**What you should do**
Among the lines of this listing, determine how many contain the string "that". Answer with the number only.

Source code of charts
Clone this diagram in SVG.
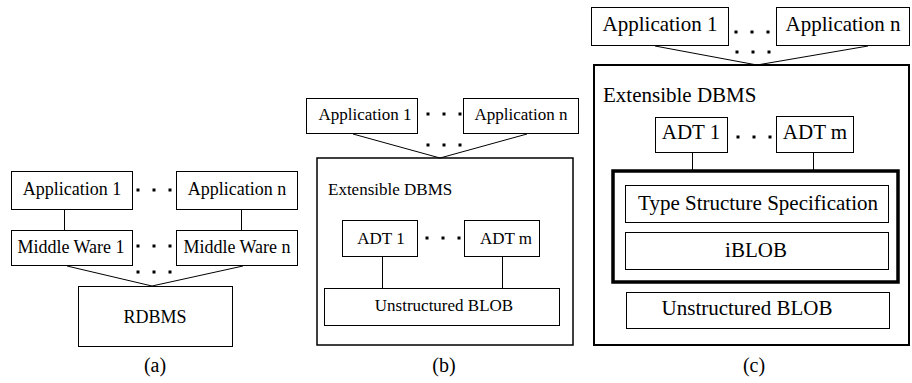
<svg xmlns="http://www.w3.org/2000/svg" width="912" height="383" viewBox="0 0 912 383">
<style>
rect.b{fill:#fff;stroke:#000;stroke-width:1}
rect.o{fill:#fff;stroke:#000;stroke-width:1.5}
rect.o2{fill:#fff;stroke:#000;stroke-width:2}
rect.t{fill:none;stroke:#000;stroke-width:3.5}
text{font-family:"Liberation Serif","Times New Roman",serif;fill:#000}
.a{font-size:18px}
.bb{font-size:17px}
.c{font-size:21px}
.cap{font-size:20px}
.m{text-anchor:middle}
line,polyline{stroke:#000;stroke-width:1;fill:none}
rect.d{fill:#000;stroke:none}
</style>
<defs>
<g id="dots"><rect class="d" x="-1.5" y="-1.5" width="3" height="3"/><rect class="d" x="14.5" y="-1.5" width="3" height="3"/><rect class="d" x="30.5" y="-1.5" width="3" height="3"/></g>
</defs>

<!-- (a) -->
<g id="containers-a">
<g id="a-app1"><rect class="b" x="11.5" y="171.5" width="121" height="38"/><text class="a m" x="72" y="195">Application 1</text></g>
<g id="a-appn"><rect class="b" x="176.5" y="171.5" width="121" height="38"/><text class="a m" x="237" y="195">Application n</text></g>
<g id="a-mw1"><rect class="b" x="11.5" y="230.5" width="121" height="35"/><text class="a m" x="71" y="253">Middle Ware 1</text></g>
<g id="a-mwn"><rect class="b" x="176.5" y="230.5" width="121" height="35"/><text class="a m" x="237" y="253">Middle Ware n</text></g>
<g id="a-rdbms"><rect class="b" x="78.5" y="286.5" width="154" height="60"/><text class="a m" x="155" y="323">RDBMS</text></g>
<text class="cap m" x="155" y="372">(a)</text>
</g>

<!-- (b) -->
<g id="b-edbms"><rect class="o" x="317" y="158" width="256" height="187"/><text class="bb" x="328" y="195">Extensible DBMS</text></g>
<g id="b-app1"><rect class="b" x="306.5" y="98.5" width="111" height="35"/><text class="bb m" x="365" y="120">Application 1</text></g>
<g id="b-appn"><rect class="b" x="463.5" y="98.5" width="115" height="35"/><text class="bb m" x="521" y="120">Application n</text></g>
<g id="b-adt1"><rect class="b" x="342.5" y="220.5" width="75" height="36"/><text class="bb m" x="381" y="244">ADT 1</text></g>
<g id="b-adtm"><rect class="b" x="464.5" y="220.5" width="75" height="36"/><text class="bb m" x="506" y="244">ADT m</text></g>
<g id="b-blob"><rect class="b" x="324.5" y="288.5" width="235" height="37"/><text class="bb m" x="444" y="311">Unstructured BLOB</text></g>
<text class="cap m" x="444" y="372">(b)</text>

<!-- (c) -->
<g id="c-edbms"><rect class="o2" x="594" y="65" width="315" height="280"/><text class="c" x="603" y="102">Extensible DBMS</text></g>
<g id="c-app1"><rect class="b" x="591.5" y="7.5" width="137" height="38"/><text class="c m" x="660" y="31">Application 1</text></g>
<g id="c-appn"><rect class="b" x="776.5" y="7.5" width="133" height="38"/><text class="c m" x="843" y="31">Application n</text></g>
<g id="c-adt1"><rect class="b" x="655.5" y="117.5" width="72" height="35"/><text class="c m" x="691" y="139">ADT 1</text></g>
<g id="c-adtm"><rect class="b" x="776.5" y="116.5" width="77" height="36"/><text class="c m" x="815" y="139">ADT m</text></g>
<g id="c-typed"><rect class="t" x="613" y="171" width="285" height="111"/></g>
<g id="c-tss"><rect class="b" x="625.5" y="185.5" width="263" height="37"/><text class="c m" x="758" y="210">Type Structure Specification</text></g>
<g id="c-iblob"><rect class="b" x="625.5" y="232.5" width="263" height="37"/><text class="c m" x="756" y="257">iBLOB</text></g>
<g id="c-blob"><rect class="b" x="626.5" y="292.5" width="263" height="36"/><text class="c m" x="747" y="315">Unstructured BLOB</text></g>
<text class="cap m" x="754" y="372">(c)</text>

<g id="connectors">
<line x1="64.5" y1="210" x2="64.5" y2="230"/>
<line x1="241.5" y1="210" x2="241.5" y2="230"/>
<polyline points="67,266 152,286 243,266"/>
<polyline points="353,134 440,158 527,134"/>
<line x1="382.5" y1="257" x2="382.5" y2="288"/>
<line x1="502.5" y1="257" x2="502.5" y2="288"/>
<polyline points="655,46 757,65 868,46"/>
<line x1="692.5" y1="153" x2="692.5" y2="170"/>
<line x1="813.5" y1="153" x2="813.5" y2="170"/>
<use href="#dots" x="138" y="190"/>
<use href="#dots" x="138" y="246"/>
<use href="#dots" x="138" y="272"/>
<use href="#dots" x="428" y="114"/>
<use href="#dots" x="428" y="145"/>
<use href="#dots" x="427" y="238"/>
<use href="#dots" x="736" y="32"/>
<use href="#dots" x="737" y="52"/>
<use href="#dots" x="738" y="137"/>
</g>
</svg>
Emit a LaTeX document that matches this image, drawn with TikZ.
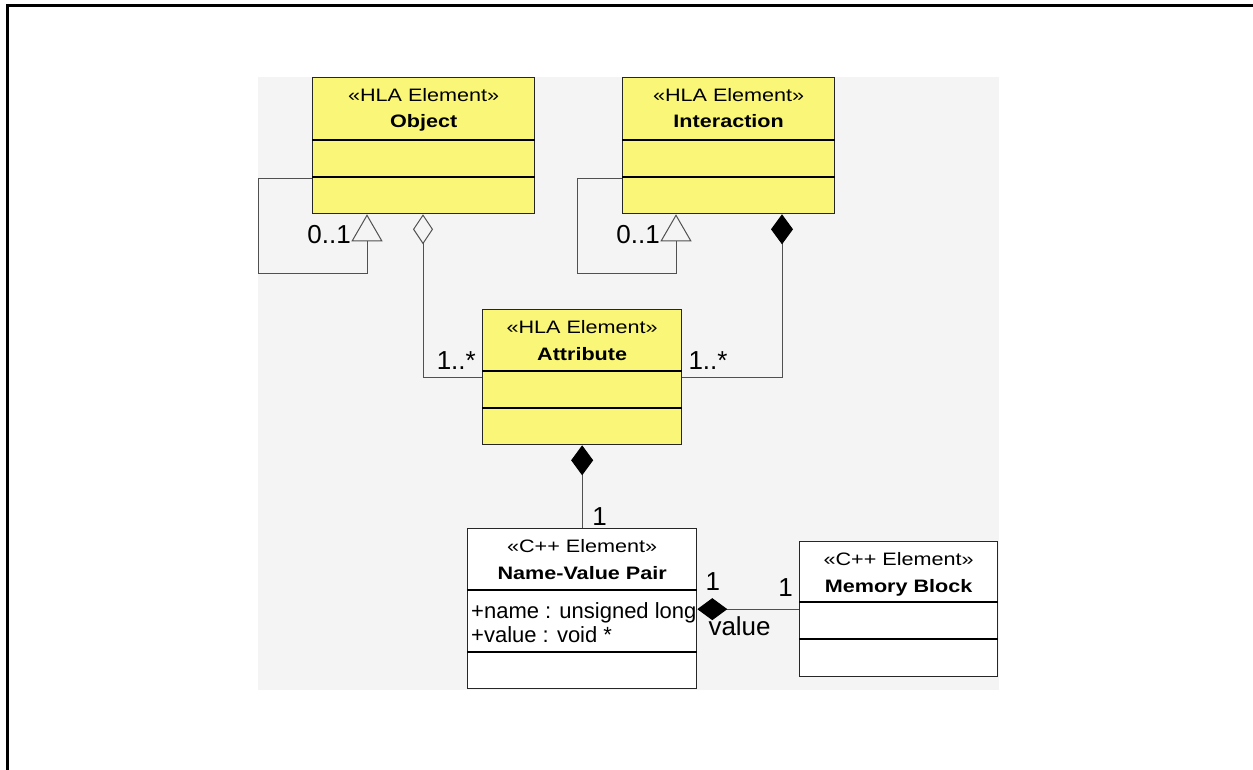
\documentclass[tikz,border=0pt]{standalone}
\usepackage{fontspec}
\setmainfont{Liberation Sans}
\newfontfamily\umlfont[FakeStretch=1.2]{Liberation Sans}
\usetikzlibrary{arrows.meta,calc,positioning}
\definecolor{hlayellow}{RGB}{250,247,120}
\definecolor{diagbg}{RGB}{244,244,244}
\definecolor{linegray}{RGB}{80,80,80}

\tikzset{
  classbox/.style={draw=black!85, line width=1.3pt, anchor=north west, inner sep=0pt},
  hla/.style={classbox, fill=hlayellow},
  cpp/.style={classbox, fill=white},
  stereo/.style={font=\umlfont\fontsize{18}{20}\selectfont, anchor=base, inner sep=0pt},
  cname/.style={font=\umlfont\bfseries\fontsize{18}{20}\selectfont, anchor=base, inner sep=0pt},
  member/.style={font=\fontsize{22}{24}\selectfont, anchor=base west, inner sep=0pt},
  mult/.style={font=\fontsize{26}{28}\selectfont, inner sep=0pt},
  link/.style={draw=linegray, line width=1pt},
  gen/.style={link, -{Triangle[open, length=27pt, width=31pt]}},
  aggr/.style={link, -{Diamond[open, length=30pt, width=20pt]}},
  comp/.style={link, -{Diamond[color=black, length=30pt, width=22pt]}},
}

\begin{document}
\begin{tikzpicture}[x=1pt, y=-1pt]
\useasboundingbox (0,0) rectangle (1253,770);
% frame and background
\draw[line width=3pt] (1253,6) -- (7,6) -- (7,770);
\fill[diagbg] (258,77) rectangle (999,690);

% HLA classes
\node[hla, minimum width=222pt, minimum height=136pt] (object) at (312,77) {};
\node[hla, minimum width=212pt, minimum height=136pt] (interaction) at (622,77) {};
\node[hla, minimum width=199pt, minimum height=135pt] (attribute) at (482,309) {};
% C++ classes
\node[cpp, minimum width=229pt, minimum height=160pt] (nvp) at (467,528) {};
\node[cpp, minimum width=198pt, minimum height=135pt] (memory) at (799,541) {};

% compartments
\foreach \d in {63,100} {
  \draw[line width=1.3pt] ($(object.north west)+(0,\d)$) -- ($(object.north east)+(0,\d)$);
  \draw[line width=1.3pt] ($(interaction.north west)+(0,\d)$) -- ($(interaction.north east)+(0,\d)$);
}
\foreach \d in {62,99}
  \draw[line width=1.3pt] ($(attribute.north west)+(0,\d)$) -- ($(attribute.north east)+(0,\d)$);
\foreach \d in {62,124}
  \draw[line width=1.3pt] ($(nvp.north west)+(0,\d)$) -- ($(nvp.north east)+(0,\d)$);
\foreach \d in {61,98}
  \draw[line width=1.3pt] ($(memory.north west)+(0,\d)$) -- ($(memory.north east)+(0,\d)$);

% names
\node[stereo] (objst) at ($(object.north)+(0,24.5)$) {«HLA Element»};
\node[cname] (objnm) at ($(object.north)+(0,51)$) {Object};
\node[stereo] (intst) at ($(interaction.north)+(0,24.5)$) {«HLA Element»};
\node[cname] (intnm) at ($(interaction.north)+(0,51)$) {Interaction};
\node[stereo] (attst) at ($(attribute.north)+(0,24.5)$) {«HLA Element»};
\node[cname] (attnm) at ($(attribute.north)+(0,51)$) {Attribute};
\node[stereo] (nvpst) at ($(nvp.north)+(0,24.5)$) {«C++ Element»};
\node[cname] (nvpnm) at ($(nvp.north)+(0,51)$) {Name-Value Pair};
\node[stereo] (memst) at ($(memory.north)+(0,24.5)$) {«C++ Element»};
\node[cname] (memnm) at ($(memory.north)+(0,51)$) {Memory Block};

% members
\node[member] (nvpname) at ($(nvp.north west)+(4,90)$) {+name : unsigned long};
\node[member] (nvpvalue) at ($(nvp.north west)+(4,114)$) {+value : void *};

% self generalisations
\draw[gen] ($(object.north west)+(0,102)$) -- ++(-54,0) |- ($(object.south west)+(55,59)$) -- ($(object.south west)+(55,0)$);
\node[mult, anchor=base east] (objself) at ($(object.south west)+(39,29)$) {0..1};
\draw[gen] ($(interaction.north west)+(0,102)$) -- ++(-45,0) |- ($(interaction.south west)+(54,59)$) -- ($(interaction.south west)+(54,0)$);
\node[mult, anchor=base east] (intself) at ($(interaction.south west)+(38,29)$) {0..1};

% attribute links
\draw[aggr] ($(attribute.north west)+(0,68)$) -| ($(object.south west)+(111,0)$);
\node[mult, anchor=base east] (attobj) at ($(attribute.north west)+(-6,60)$) {1..*};
\draw[comp] ($(attribute.north east)+(0,68)$) -| ($(interaction.south west)+(160,0)$);
\node[mult, anchor=base west] (attint) at ($(attribute.north east)+(6,60)$) {1..*};

% name-value pair
\draw[comp] (nvp.north) -- (attribute.south);
\node[mult, anchor=base west] (nvpmult) at ($(nvp.north)+(10,-3)$) {1};
\draw[comp] (memory.west) -- (memory.west -| nvp.east);
\node[mult, anchor=base west] (valmult) at ($(nvp.north east)+(8,62)$) {1};
\node[mult, anchor=base east] (memmult) at ($(memory.north west)+(-6,55)$) {1};
\node[mult, anchor=base west] (valrole) at ($(nvp.north east)+(11,107)$) {value};
\end{tikzpicture}
\end{document}
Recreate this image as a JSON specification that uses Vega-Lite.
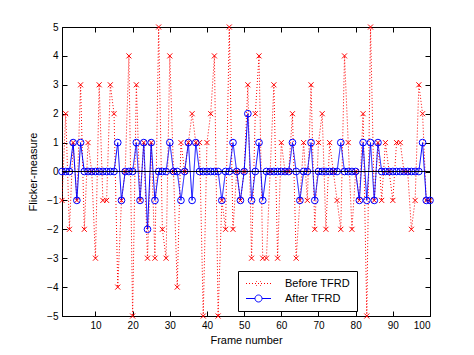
{
  "$schema": "https://vega.github.io/schema/vega-lite/v6.json",
  "width": 368,
  "height": 289,
  "autosize": {"type": "none"},
  "padding": {"left": 62, "top": 27, "right": 44, "bottom": 39},
  "background": "white",
  "config": {
    "view": {"stroke": "black", "strokeWidth": 1},
    "font": "Liberation Sans",
    "axis": {
      "grid": false,
      "domainColor": "black",
      "tickColor": "black",
      "labelColor": "black",
      "titleColor": "black",
      "labelFont": "Liberation Sans",
      "titleFont": "Liberation Sans",
      "labelFontSize": 10,
      "titleFontSize": 11,
      "titleFontWeight": "normal",
      "tickSize": -5,
      "labelPadding": 9
    }
  },
  "data": {
    "values": [
      {"frame": 1, "Before TFRD": -1, "After TFRD": 0},
      {"frame": 2, "Before TFRD": 2, "After TFRD": 0},
      {"frame": 3, "Before TFRD": -2, "After TFRD": 0},
      {"frame": 4, "Before TFRD": 1, "After TFRD": 1},
      {"frame": 5, "Before TFRD": -1, "After TFRD": -1},
      {"frame": 6, "Before TFRD": 3, "After TFRD": 1},
      {"frame": 7, "Before TFRD": -2, "After TFRD": 0},
      {"frame": 8, "Before TFRD": 1, "After TFRD": 0},
      {"frame": 9, "Before TFRD": 0, "After TFRD": 0},
      {"frame": 10, "Before TFRD": -3, "After TFRD": 0},
      {"frame": 11, "Before TFRD": 3, "After TFRD": 0},
      {"frame": 12, "Before TFRD": -1, "After TFRD": 0},
      {"frame": 13, "Before TFRD": -1, "After TFRD": 0},
      {"frame": 14, "Before TFRD": 3, "After TFRD": 0},
      {"frame": 15, "Before TFRD": 2, "After TFRD": 0},
      {"frame": 16, "Before TFRD": -4, "After TFRD": 1},
      {"frame": 17, "Before TFRD": -1, "After TFRD": -1},
      {"frame": 18, "Before TFRD": 0, "After TFRD": 0},
      {"frame": 19, "Before TFRD": 4, "After TFRD": 0},
      {"frame": 20, "Before TFRD": -5, "After TFRD": 0},
      {"frame": 21, "Before TFRD": 3, "After TFRD": 1},
      {"frame": 22, "Before TFRD": -1, "After TFRD": -1},
      {"frame": 23, "Before TFRD": 1, "After TFRD": 1},
      {"frame": 24, "Before TFRD": -3, "After TFRD": -2},
      {"frame": 25, "Before TFRD": 1, "After TFRD": 1},
      {"frame": 26, "Before TFRD": -3, "After TFRD": -1},
      {"frame": 27, "Before TFRD": 5, "After TFRD": 0},
      {"frame": 28, "Before TFRD": -2, "After TFRD": 0},
      {"frame": 29, "Before TFRD": -3, "After TFRD": 0},
      {"frame": 30, "Before TFRD": 4, "After TFRD": 1},
      {"frame": 31, "Before TFRD": 0, "After TFRD": 0},
      {"frame": 32, "Before TFRD": -4, "After TFRD": 0},
      {"frame": 33, "Before TFRD": 1, "After TFRD": -1},
      {"frame": 34, "Before TFRD": 0, "After TFRD": 0},
      {"frame": 35, "Before TFRD": 1, "After TFRD": 1},
      {"frame": 36, "Before TFRD": 2, "After TFRD": -1},
      {"frame": 37, "Before TFRD": 1, "After TFRD": 1},
      {"frame": 38, "Before TFRD": 1, "After TFRD": 0},
      {"frame": 39, "Before TFRD": -5, "After TFRD": 0},
      {"frame": 40, "Before TFRD": 1, "After TFRD": 0},
      {"frame": 41, "Before TFRD": 2, "After TFRD": 0},
      {"frame": 42, "Before TFRD": 4, "After TFRD": 0},
      {"frame": 43, "Before TFRD": -5, "After TFRD": 0},
      {"frame": 44, "Before TFRD": -1, "After TFRD": -1},
      {"frame": 45, "Before TFRD": -2, "After TFRD": 0},
      {"frame": 46, "Before TFRD": 5, "After TFRD": 0},
      {"frame": 47, "Before TFRD": -2, "After TFRD": 1},
      {"frame": 48, "Before TFRD": 0, "After TFRD": 0},
      {"frame": 49, "Before TFRD": -1, "After TFRD": -1},
      {"frame": 50, "Before TFRD": 0, "After TFRD": 0},
      {"frame": 51, "Before TFRD": 3, "After TFRD": 2},
      {"frame": 52, "Before TFRD": -3, "After TFRD": -1},
      {"frame": 53, "Before TFRD": 2, "After TFRD": 0},
      {"frame": 54, "Before TFRD": 4, "After TFRD": 1},
      {"frame": 55, "Before TFRD": -3, "After TFRD": -1},
      {"frame": 56, "Before TFRD": -3, "After TFRD": 0},
      {"frame": 57, "Before TFRD": 0, "After TFRD": 0},
      {"frame": 58, "Before TFRD": 3, "After TFRD": 0},
      {"frame": 59, "Before TFRD": -3, "After TFRD": 0},
      {"frame": 60, "Before TFRD": 1, "After TFRD": 0},
      {"frame": 61, "Before TFRD": 0, "After TFRD": 0},
      {"frame": 62, "Before TFRD": 0, "After TFRD": 0},
      {"frame": 63, "Before TFRD": 2, "After TFRD": 1},
      {"frame": 64, "Before TFRD": -3, "After TFRD": 0},
      {"frame": 65, "Before TFRD": -1, "After TFRD": -1},
      {"frame": 66, "Before TFRD": 1, "After TFRD": 0},
      {"frame": 67, "Before TFRD": -1, "After TFRD": 0},
      {"frame": 68, "Before TFRD": 3, "After TFRD": 1},
      {"frame": 69, "Before TFRD": -2, "After TFRD": -1},
      {"frame": 70, "Before TFRD": 1, "After TFRD": 0},
      {"frame": 71, "Before TFRD": 2, "After TFRD": 0},
      {"frame": 72, "Before TFRD": -2, "After TFRD": 0},
      {"frame": 73, "Before TFRD": 1, "After TFRD": 0},
      {"frame": 74, "Before TFRD": 0, "After TFRD": 0},
      {"frame": 75, "Before TFRD": -1, "After TFRD": 0},
      {"frame": 76, "Before TFRD": -2, "After TFRD": 1},
      {"frame": 77, "Before TFRD": 4, "After TFRD": 0},
      {"frame": 78, "Before TFRD": 1, "After TFRD": 0},
      {"frame": 79, "Before TFRD": -2, "After TFRD": 0},
      {"frame": 80, "Before TFRD": 0, "After TFRD": 0},
      {"frame": 81, "Before TFRD": -1, "After TFRD": -1},
      {"frame": 82, "Before TFRD": 2, "After TFRD": 1},
      {"frame": 83, "Before TFRD": -5, "After TFRD": -1},
      {"frame": 84, "Before TFRD": 5, "After TFRD": 1},
      {"frame": 85, "Before TFRD": -1, "After TFRD": -1},
      {"frame": 86, "Before TFRD": 1, "After TFRD": 1},
      {"frame": 87, "Before TFRD": -1, "After TFRD": 0},
      {"frame": 88, "Before TFRD": 1, "After TFRD": 0},
      {"frame": 89, "Before TFRD": 0, "After TFRD": 0},
      {"frame": 90, "Before TFRD": -1, "After TFRD": 0},
      {"frame": 91, "Before TFRD": 1, "After TFRD": 0},
      {"frame": 92, "Before TFRD": 1, "After TFRD": 0},
      {"frame": 93, "Before TFRD": 0, "After TFRD": 0},
      {"frame": 94, "Before TFRD": 0, "After TFRD": 0},
      {"frame": 95, "Before TFRD": -2, "After TFRD": 0},
      {"frame": 96, "Before TFRD": -1, "After TFRD": 0},
      {"frame": 97, "Before TFRD": 3, "After TFRD": 0},
      {"frame": 98, "Before TFRD": 2, "After TFRD": 1},
      {"frame": 99, "Before TFRD": -1, "After TFRD": -1},
      {"frame": 100, "Before TFRD": -1, "After TFRD": -1}
    ]
  },
  "transform": [{"fold": ["Before TFRD", "After TFRD"], "as": ["series", "value"]}],
  "resolve": {"axis": {"x": "independent", "y": "independent"}},
  "layer": [
    {
      "mark": {"type": "line", "strokeWidth": 1, "clip": true},
      "encoding": {
        "x": {
          "field": "frame", "type": "quantitative",
          "scale": {"domain": [1, 100], "nice": false, "zero": false},
          "axis": {"values": [10, 20, 30, 40, 50, 60, 70, 80, 90, 100], "title": "Frame number", "titlePadding": 4}
        },
        "y": {
          "field": "value", "type": "quantitative",
          "scale": {"domain": [-5, 5], "nice": false},
          "axis": {"values": [-5, -4, -3, -2, -1, 0, 1, 2, 3, 4, 5], "title": "Flicker-measure", "titlePadding": 8}
        },
        "color": {
          "field": "series", "type": "nominal",
          "scale": {"domain": ["Before TFRD", "After TFRD"], "range": ["#ff0000", "#0000ff"]},
          "legend": {
            "orient": "none",
            "legendX": 176,
            "legendY": 244,
            "title": null,
            "strokeColor": "black",
            "fillColor": "white",
            "padding": 7,
            "rowPadding": 3,
            "labelFontSize": 11,
            "labelFont": "Liberation Sans",
            "labelColor": "black",
            "symbolSize": 100,
            "symbolOffset": 8,
            "symbolStrokeWidth": 1,
            "labelOffset": 21,
            "labelLimit": 200,
            "encode": {
              "symbols": {
                "update": {
                  "shape": {"signal": "datum.value === 'Before TFRD' ? 'M-2.5,0L2.5,0M-0.5,-0.5L0.5,0.5M-0.5,0.5L0.5,-0.5' : 'M-2.5,0L-0.7,0M0.7,0L2.5,0M0.7,0A0.7,0.7,0,1,1,-0.7,0A0.7,0.7,0,1,1,0.7,0'"},
                  "fill": {"value": "transparent"}
                }
              }
            }
          }
        },
        "strokeDash": {
          "field": "series", "type": "nominal",
          "scale": {"domain": ["Before TFRD", "After TFRD"], "range": [[1, 2], [1, 0]]},
          "legend": null
        }
      }
    },
    {
      "transform": [{"filter": {"field": "series", "equal": "Before TFRD"}}],
      "mark": {"type": "point", "shape": "M-1,-1L1,1M-1,1L1,-1", "size": 25, "stroke": "#ff0000", "filled": false, "strokeWidth": 1, "opacity": 1},
      "encoding": {
        "x": {"field": "frame", "type": "quantitative", "axis": null},
        "y": {"field": "value", "type": "quantitative", "axis": null}
      }
    },
    {
      "transform": [{"filter": {"field": "series", "equal": "After TFRD"}}],
      "mark": {"type": "point", "shape": "circle", "size": 45, "stroke": "#0000ff", "filled": false, "strokeWidth": 1, "opacity": 1},
      "encoding": {
        "x": {"field": "frame", "type": "quantitative", "axis": null},
        "y": {"field": "value", "type": "quantitative", "axis": null}
      }
    },
    {
      "mark": {"type": "rule", "color": "black", "strokeWidth": 1},
      "encoding": {
        "x": {"datum": 1, "type": "quantitative", "axis": {"orient": "top", "labels": false, "title": null, "domain": false, "values": [10, 20, 30, 40, 50, 60, 70, 80, 90, 100]}},
        "x2": {"datum": 100},
        "y": {"datum": 0, "type": "quantitative", "axis": {"orient": "right", "labels": false, "title": null, "domain": false, "values": [-5, -4, -3, -2, -1, 0, 1, 2, 3, 4, 5]}}
      }
    }
  ]
}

**Right answer**
2